A strong process includes serialized asset tracking, timestamps, transfer records, technician sign-offs, and certificates of data destruction or recycling.
These documents should be stored with the company’s IT asset management records for future audits.
Plan Equipment Retirement in Advance
Planning equipment retirement is more effective than reacting to failures. Businesses can forecast disposal volumes by tracking purchase dates, warranty periods, support status, repair history, and performance trends.
Planned refresh cycles also make it easier to choose the best disposition path. Equipment retired earlier may have stronger resale value, while equipment held too long may only qualify for parts recovery or recycling.

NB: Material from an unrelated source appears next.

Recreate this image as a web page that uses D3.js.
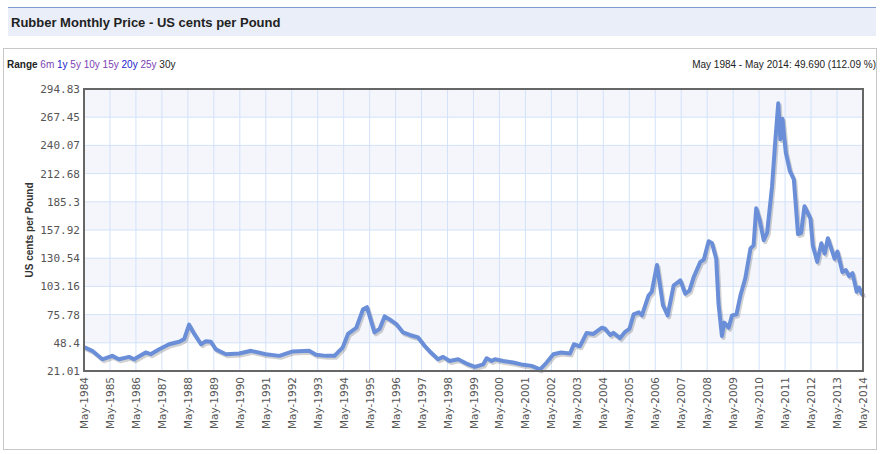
<!DOCTYPE html>
<html>
<head>
<meta charset="utf-8">
<script src="https://cdn.jsdelivr.net/npm/d3@7"></script>
<style>
  body { margin: 0; background: #fff; font-family: Arial, "Liberation Sans", sans-serif; }
</style>
</head>
<body>
<svg id="chart" width="883" height="454"></svg>
<script>
// decimal years and prices (US cents per pound)
const years = [
  1984.33, 1984.65, 1985.04, 1985.42, 1985.68, 1986.07, 1986.26, 1986.71, 1986.9, 1987.23,
  1987.61, 1988.0, 1988.19, 1988.38, 1988.58, 1988.84, 1989.03, 1989.22, 1989.41, 1989.8,
  1990.31, 1990.77, 1991.34, 1991.86, 1992.37, 1993.0, 1993.27, 1993.66, 1993.98, 1994.3,
  1994.5, 1994.82, 1995.08, 1995.23, 1995.52, 1995.72, 1995.91, 1996.17, 1996.36, 1996.62,
  1996.88, 1997.2, 1997.45, 1997.65, 1997.97, 1998.16, 1998.42, 1998.74, 1999.06, 1999.39,
  1999.71, 1999.84, 2000.03, 2000.16, 2000.48, 2000.86, 2001.25, 2001.57, 2001.9, 2002.15,
  2002.41, 2002.7, 2003.05, 2003.2, 2003.43, 2003.69, 2003.95, 2004.27, 2004.4, 2004.6,
  2004.72, 2004.98, 2005.17, 2005.34, 2005.5, 2005.7, 2005.82, 2006.07, 2006.2, 2006.4,
  2006.63, 2006.81, 2007.04, 2007.3, 2007.49, 2007.65, 2007.81, 2008.07, 2008.2, 2008.39,
  2008.52, 2008.68, 2008.77, 2008.9, 2008.99, 2009.16, 2009.29, 2009.46, 2009.61, 2009.8,
  2010.0, 2010.12, 2010.22, 2010.35, 2010.51, 2010.64, 2010.83, 2010.96, 2011.07, 2011.15,
  2011.23, 2011.36, 2011.52, 2011.67, 2011.83, 2011.95, 2012.08, 2012.31, 2012.4, 2012.57,
  2012.73, 2012.86, 2012.98, 2013.24, 2013.35, 2013.54, 2013.67, 2013.8, 2013.93, 2014.09,
  2014.18, 2014.33
]
const prices = [
  44.3, 40.6, 32.4, 35.7, 32.4, 34.7, 32.4, 39, 37.3, 42.2,
  47, 49.4, 52, 66, 57, 47, 50, 49.4, 42, 37.3,
  38, 40.6, 37.3, 35.7, 40, 40.6, 36.7, 35.7, 35.7, 44,
  57, 63, 81, 83, 58.5, 62, 74, 70, 66.6, 58.5,
  56, 53.6, 45.5, 40, 32.4, 34.7, 30.8, 32.4, 28.2, 25,
  27.5, 33.4, 30.8, 32.4, 30.8, 29.2, 27, 26, 22.6, 29.2,
  37.3, 39, 38, 47, 45, 58, 57, 63, 62, 56,
  58, 53, 59, 62, 76, 78, 75, 94, 98, 124,
  85, 75, 104, 109, 96, 99, 112, 127, 129, 147,
  145, 130, 86, 55, 68, 63, 75, 76, 94, 111,
  140, 143, 179, 168, 148, 155, 200, 246, 281, 246,
  266, 233, 215, 207, 154, 155, 181, 169, 143, 127,
  145, 135, 150, 130, 137, 117, 119, 113, 116, 98,
  102, 94.02
]
const yTicks = [21.01, 48.4, 75.78, 103.16, 130.54, 157.92, 185.3, 212.68, 240.07, 267.45, 294.83]
const xTickYears = d3.range(1984, 2015)
const rangeLinks = ['6m', '1y', '5y', '10y', '15y', '20y', '25y', '30y']
const rangeColors = ['#7b3fb3', '#1a1acc', '#7b3fb3', '#7b3fb3', '#7b3fb3', '#1a1acc', '#7b3fb3', '#222']

const svg = d3.select('#chart')
const pLeft = 84, pRight = 863, pTop = 89, pBottom = 371

// frames and title
svg.append('rect').attr('x', 3.5).attr('y', 48.5).attr('width', 873).attr('height', 401)
  .attr('fill', 'none').attr('stroke', '#c8c8c8')
svg.append('rect').attr('x', 8).attr('y', 7).attr('width', 868).attr('height', 29).attr('fill', '#eaeef8')
svg.append('line').attr('x1', 8).attr('x2', 876).attr('y1', 7.5).attr('y2', 7.5).attr('stroke', '#7d9bd0')
svg.append('text').attr('x', 11).attr('y', 27).attr('font-size', 13).attr('font-weight', 'bold')
  .attr('fill', '#222').text('Rubber Monthly Price - US cents per Pound')

const range = svg.append('text').attr('x', 7).attr('y', 68).attr('font-size', 10)
range.append('tspan').attr('font-weight', 'bold').attr('fill', '#222').text('Range ')
rangeLinks.forEach((r, i) => range.append('tspan').attr('fill', rangeColors[i]).text(r + (i < rangeLinks.length - 1 ? ' ' : '')))
svg.append('text').attr('x', 876).attr('y', 68).attr('text-anchor', 'end').attr('font-size', 10)
  .attr('fill', '#222').text('May 1984 - May 2014: 49.690 (112.09 %)')

const x = d3.scaleLinear().domain([1984 + 4 / 12, 2014 + 4 / 12]).range([pLeft, pRight])
const y = d3.scaleLinear().domain([21.01, 294.83]).range([pBottom, pTop])

// alternating bands
const bands = d3.pairs(yTicks).reverse()
svg.selectAll('.band').data(bands).enter().append('rect')
  .attr('x', pLeft).attr('width', pRight - pLeft)
  .attr('y', d => y(d[1])).attr('height', d => y(d[0]) - y(d[1]))
  .attr('fill', (d, i) => i % 2 === 0 ? '#f4f6fc' : '#fff')

// grid
svg.selectAll('.hg').data(yTicks).enter().append('line')
  .attr('x1', pLeft).attr('x2', pRight).attr('y1', d => y(d)).attr('y2', d => y(d))
  .attr('stroke', '#d3e2fa')
svg.selectAll('.vg').data(xTickYears).enter().append('line')
  .attr('x1', d => x(d + 4 / 12)).attr('x2', d => x(d + 4 / 12)).attr('y1', pTop).attr('y2', pBottom)
  .attr('stroke', '#d3e2fa')

// y axis labels
svg.selectAll('.yl').data(yTicks).enter().append('text')
  .attr('x', pLeft - 4).attr('y', d => y(d) + 4).attr('text-anchor', 'end')
  .attr('font-size', 11).attr('font-family', 'DejaVu Sans Mono, monospace').attr('fill', '#555')
  .text(d => d)
svg.append('text').attr('transform', `translate(33,${(pTop + pBottom) / 2}) rotate(-90)`)
  .attr('text-anchor', 'middle').attr('font-size', 10).attr('font-weight', 'bold').attr('fill', '#333')
  .text('US cents per Pound')

// x axis labels
svg.selectAll('.xl').data(xTickYears).enter().append('text')
  .attr('transform', d => `translate(${x(d + 4 / 12) + 4},${pBottom + 6}) rotate(-90)`)
  .attr('text-anchor', 'end').attr('font-size', 10.5).attr('fill', '#555')
  .attr('font-family', 'DejaVu Sans, sans-serif')
  .text(d => 'May-' + d)

// line with shadow
const pts = years.map((yr, i) => [yr, prices[i]])
const line = d3.line().x(d => x(d[0])).y(d => y(d[1]))
svg.append('path').datum(pts).attr('d', line).attr('fill', 'none')
  .attr('stroke', 'rgba(0,0,0,0.18)').attr('stroke-width', 4).attr('transform', 'translate(1.5,2)')
  .attr('stroke-linejoin', 'round')
svg.append('path').datum(pts).attr('d', line).attr('fill', 'none')
  .attr('stroke', '#6a8fd8').attr('stroke-width', 4).attr('stroke-linejoin', 'round')

// plot border
svg.append('rect').attr('x', pLeft).attr('y', pTop).attr('width', pRight - pLeft).attr('height', pBottom - pTop)
  .attr('fill', 'none').attr('stroke', '#666').attr('stroke-width', 2)
</script>
</body>
</html>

Consider Options to Sell Used IT Equipment
Some retired hardware still has resale value. Servers, storage devices, data tapes, laptops, networking equipment, and other assets may qualify for buyback if they meet market demand and condition requirements.
Businesses that want to recover value from retired technology can use Big Data Supply to sell used IT equipment through a process that covers asset types such as data tapes, hard drives, servers, laptops, and networking equipment, with secure handling as a key part of the transaction.
The company’s related end-of-life IT services also include secure data destruction and certificates of data destruction.
This approach can help offset future IT costs while keeping disposal more organized than ad hoc resale or storage.
Conclusion
IT equipment retirement should be handled as a planned business process, not as a last-minute cleanup task.
Desktops, laptops, servers, storage devices, network hardware, and office electronics can all contain sensitive data and recoverable materials. Proper disposal protects information, supports compliance, and reduces waste.
The best results come from early planning, clear asset tracking, documented data destruction, and responsible recycling or resale.
When equipment still has value, selling it through a structured ITAD process can also return money to the business while keeping security and documentation in focus.